### Available records:
══════════

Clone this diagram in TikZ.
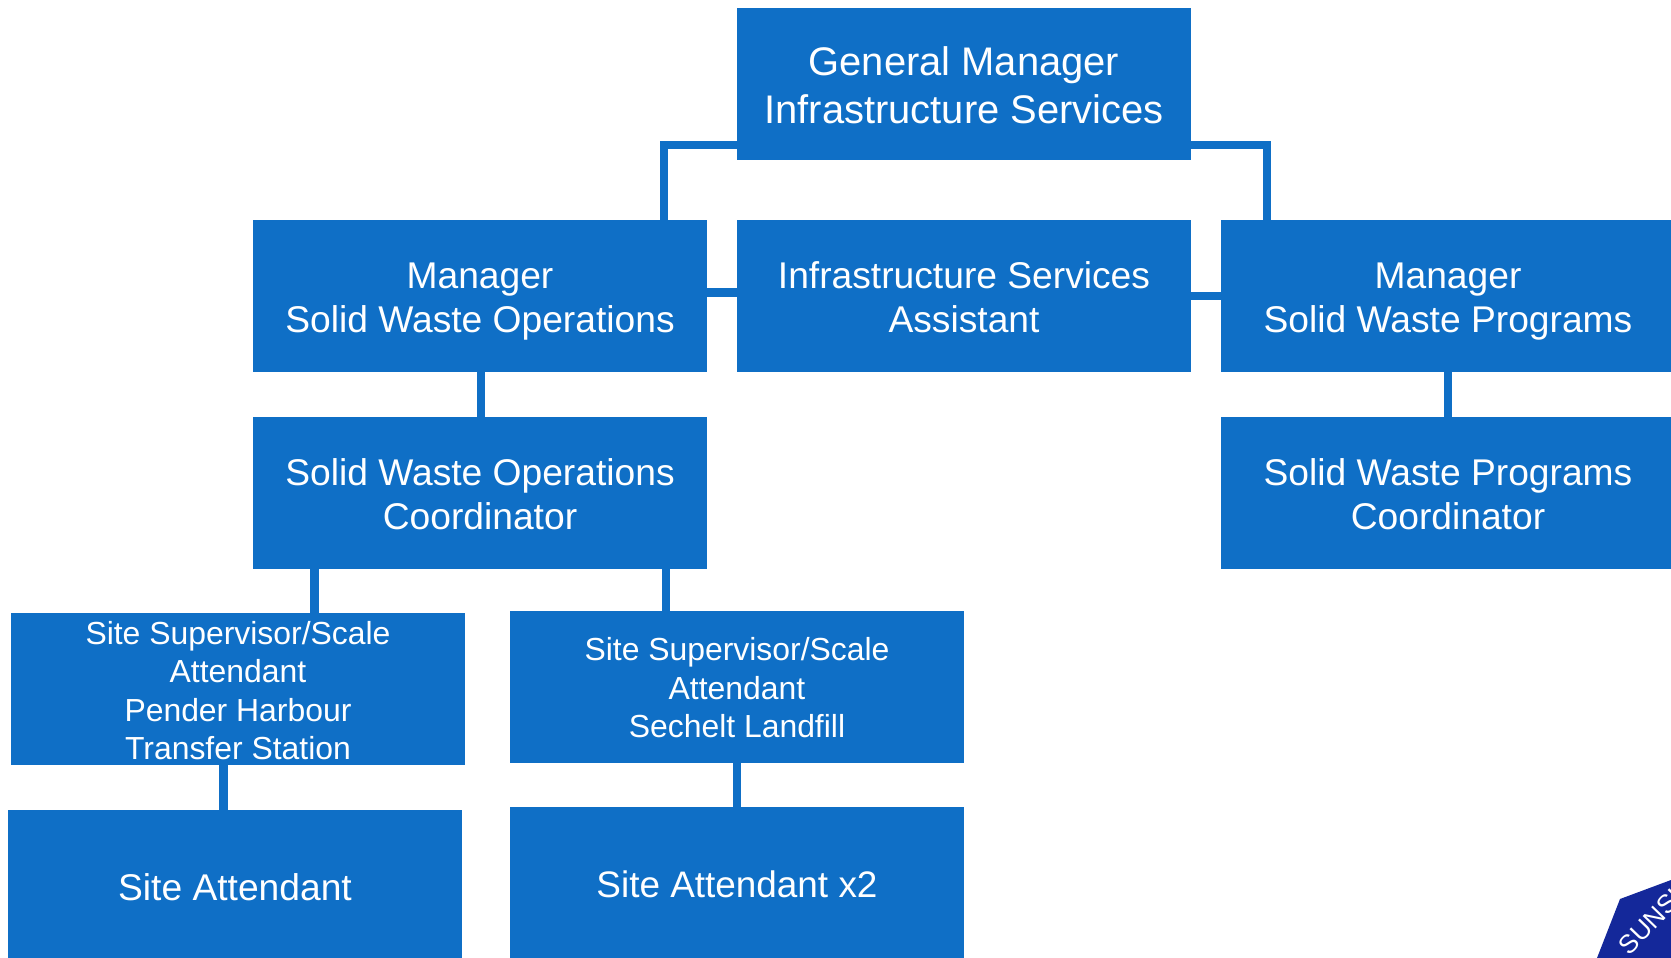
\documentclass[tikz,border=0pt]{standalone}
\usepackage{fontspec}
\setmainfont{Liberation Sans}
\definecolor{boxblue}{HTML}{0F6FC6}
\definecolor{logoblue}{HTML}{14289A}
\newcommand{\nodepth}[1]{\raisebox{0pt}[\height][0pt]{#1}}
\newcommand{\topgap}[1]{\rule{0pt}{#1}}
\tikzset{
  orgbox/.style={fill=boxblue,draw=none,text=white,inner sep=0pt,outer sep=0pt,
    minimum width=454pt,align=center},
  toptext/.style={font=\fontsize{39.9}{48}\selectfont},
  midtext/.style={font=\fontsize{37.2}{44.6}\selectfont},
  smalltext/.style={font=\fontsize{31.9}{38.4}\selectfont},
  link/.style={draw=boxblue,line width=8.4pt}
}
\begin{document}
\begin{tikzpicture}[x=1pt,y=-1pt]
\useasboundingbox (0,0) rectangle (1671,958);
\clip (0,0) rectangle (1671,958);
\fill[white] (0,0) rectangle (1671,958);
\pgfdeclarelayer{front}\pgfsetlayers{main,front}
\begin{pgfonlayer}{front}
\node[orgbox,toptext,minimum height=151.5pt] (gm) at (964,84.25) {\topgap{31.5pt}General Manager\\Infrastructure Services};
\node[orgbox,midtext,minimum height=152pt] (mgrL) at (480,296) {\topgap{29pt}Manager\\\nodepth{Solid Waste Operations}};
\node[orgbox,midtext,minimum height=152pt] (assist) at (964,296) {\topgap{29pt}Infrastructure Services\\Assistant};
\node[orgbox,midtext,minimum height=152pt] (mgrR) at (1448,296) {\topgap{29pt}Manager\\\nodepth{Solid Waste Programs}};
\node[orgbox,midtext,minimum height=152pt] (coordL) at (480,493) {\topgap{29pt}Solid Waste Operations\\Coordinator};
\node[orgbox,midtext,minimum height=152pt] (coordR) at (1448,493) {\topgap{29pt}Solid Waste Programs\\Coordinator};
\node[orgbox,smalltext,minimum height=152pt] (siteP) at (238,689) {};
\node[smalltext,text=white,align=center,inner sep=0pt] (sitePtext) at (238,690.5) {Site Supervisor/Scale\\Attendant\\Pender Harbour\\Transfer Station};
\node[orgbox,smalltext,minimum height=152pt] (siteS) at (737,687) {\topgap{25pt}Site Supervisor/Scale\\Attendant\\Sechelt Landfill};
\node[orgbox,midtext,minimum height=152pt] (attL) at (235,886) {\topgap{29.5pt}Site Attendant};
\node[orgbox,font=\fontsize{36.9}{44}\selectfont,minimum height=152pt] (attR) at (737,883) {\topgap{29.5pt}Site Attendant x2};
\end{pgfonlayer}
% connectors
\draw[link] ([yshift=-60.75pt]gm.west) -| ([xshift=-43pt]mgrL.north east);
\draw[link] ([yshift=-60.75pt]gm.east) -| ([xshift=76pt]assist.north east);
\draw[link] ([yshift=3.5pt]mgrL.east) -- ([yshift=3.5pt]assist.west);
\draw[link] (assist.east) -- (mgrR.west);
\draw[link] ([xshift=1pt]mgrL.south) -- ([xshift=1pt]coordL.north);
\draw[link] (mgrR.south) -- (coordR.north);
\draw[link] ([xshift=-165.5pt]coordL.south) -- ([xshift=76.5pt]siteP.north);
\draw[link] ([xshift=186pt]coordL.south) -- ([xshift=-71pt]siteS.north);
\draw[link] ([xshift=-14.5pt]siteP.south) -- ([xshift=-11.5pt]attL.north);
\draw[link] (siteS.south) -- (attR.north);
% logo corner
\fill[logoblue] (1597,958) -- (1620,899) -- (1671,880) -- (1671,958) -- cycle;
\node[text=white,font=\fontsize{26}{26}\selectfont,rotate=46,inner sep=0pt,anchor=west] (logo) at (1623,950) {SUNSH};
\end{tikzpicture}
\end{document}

══════════

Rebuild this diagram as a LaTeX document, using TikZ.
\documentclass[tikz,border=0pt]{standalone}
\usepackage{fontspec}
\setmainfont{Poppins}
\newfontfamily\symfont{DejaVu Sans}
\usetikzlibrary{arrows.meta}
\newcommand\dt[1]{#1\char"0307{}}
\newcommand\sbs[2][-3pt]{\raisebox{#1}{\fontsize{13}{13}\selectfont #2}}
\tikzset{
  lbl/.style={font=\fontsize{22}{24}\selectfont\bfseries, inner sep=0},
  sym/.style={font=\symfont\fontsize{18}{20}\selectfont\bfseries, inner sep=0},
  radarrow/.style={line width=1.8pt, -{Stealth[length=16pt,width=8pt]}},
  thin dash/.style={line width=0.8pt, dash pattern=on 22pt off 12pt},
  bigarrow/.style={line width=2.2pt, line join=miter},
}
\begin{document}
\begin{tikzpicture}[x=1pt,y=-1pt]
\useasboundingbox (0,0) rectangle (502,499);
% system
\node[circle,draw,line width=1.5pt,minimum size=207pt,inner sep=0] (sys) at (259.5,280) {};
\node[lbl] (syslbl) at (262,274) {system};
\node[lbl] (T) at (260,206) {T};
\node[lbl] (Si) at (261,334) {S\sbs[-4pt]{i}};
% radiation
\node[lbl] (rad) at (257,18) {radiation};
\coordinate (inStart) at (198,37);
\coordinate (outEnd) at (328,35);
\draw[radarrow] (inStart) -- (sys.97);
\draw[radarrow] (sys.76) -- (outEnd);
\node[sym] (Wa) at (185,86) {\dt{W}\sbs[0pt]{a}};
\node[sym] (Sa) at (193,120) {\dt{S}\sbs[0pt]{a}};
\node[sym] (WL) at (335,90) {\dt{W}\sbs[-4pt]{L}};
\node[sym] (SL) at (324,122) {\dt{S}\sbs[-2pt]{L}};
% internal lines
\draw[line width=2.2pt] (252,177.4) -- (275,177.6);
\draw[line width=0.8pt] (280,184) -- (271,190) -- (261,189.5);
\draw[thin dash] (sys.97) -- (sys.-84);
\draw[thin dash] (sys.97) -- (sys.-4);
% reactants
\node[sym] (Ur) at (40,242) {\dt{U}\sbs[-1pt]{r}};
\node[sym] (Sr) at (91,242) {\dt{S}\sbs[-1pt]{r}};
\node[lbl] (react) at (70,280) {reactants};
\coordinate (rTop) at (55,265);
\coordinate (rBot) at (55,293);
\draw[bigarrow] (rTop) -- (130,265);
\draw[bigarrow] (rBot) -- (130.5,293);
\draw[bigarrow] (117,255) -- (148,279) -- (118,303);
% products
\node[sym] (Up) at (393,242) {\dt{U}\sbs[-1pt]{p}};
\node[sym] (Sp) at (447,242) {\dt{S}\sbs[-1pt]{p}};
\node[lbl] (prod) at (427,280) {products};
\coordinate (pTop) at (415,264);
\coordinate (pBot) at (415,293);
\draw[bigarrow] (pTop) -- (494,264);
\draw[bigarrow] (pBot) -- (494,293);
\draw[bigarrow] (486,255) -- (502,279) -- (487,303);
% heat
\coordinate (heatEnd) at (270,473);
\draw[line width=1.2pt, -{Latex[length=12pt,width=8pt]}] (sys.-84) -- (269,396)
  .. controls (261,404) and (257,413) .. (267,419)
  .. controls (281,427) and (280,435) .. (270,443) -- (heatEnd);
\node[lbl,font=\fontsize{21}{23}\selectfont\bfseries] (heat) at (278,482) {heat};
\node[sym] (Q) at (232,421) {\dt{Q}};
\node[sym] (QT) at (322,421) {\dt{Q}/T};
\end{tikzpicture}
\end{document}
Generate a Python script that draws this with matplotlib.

══════════

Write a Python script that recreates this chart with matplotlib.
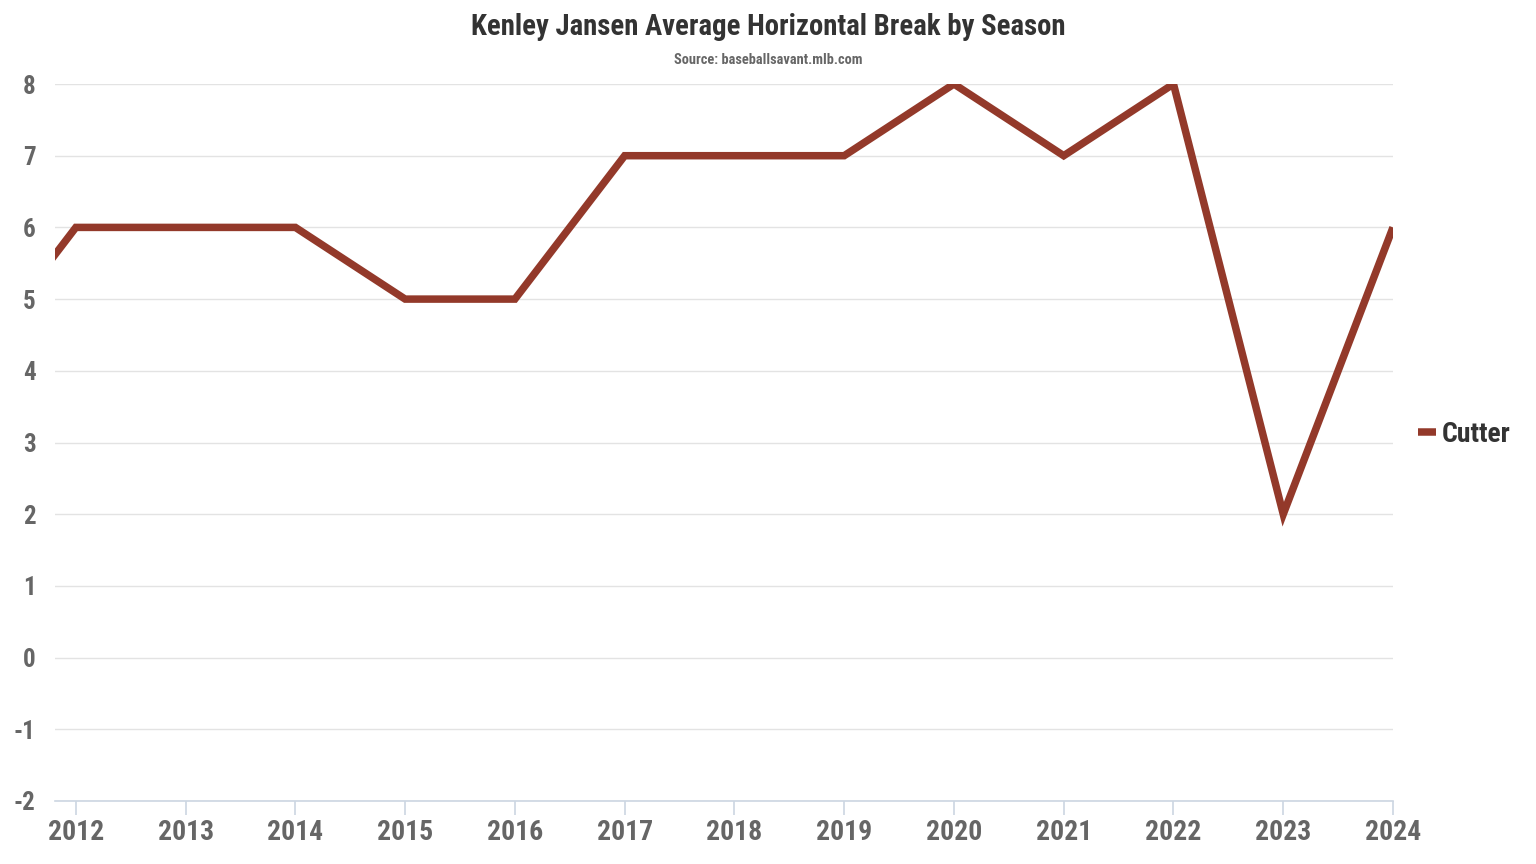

══════════

### Given problem:
Check each line above for the word "diagram" and copy the ones that have it.

### Task response:
Clone this diagram in TikZ.
Rebuild this diagram as a LaTeX document, using TikZ.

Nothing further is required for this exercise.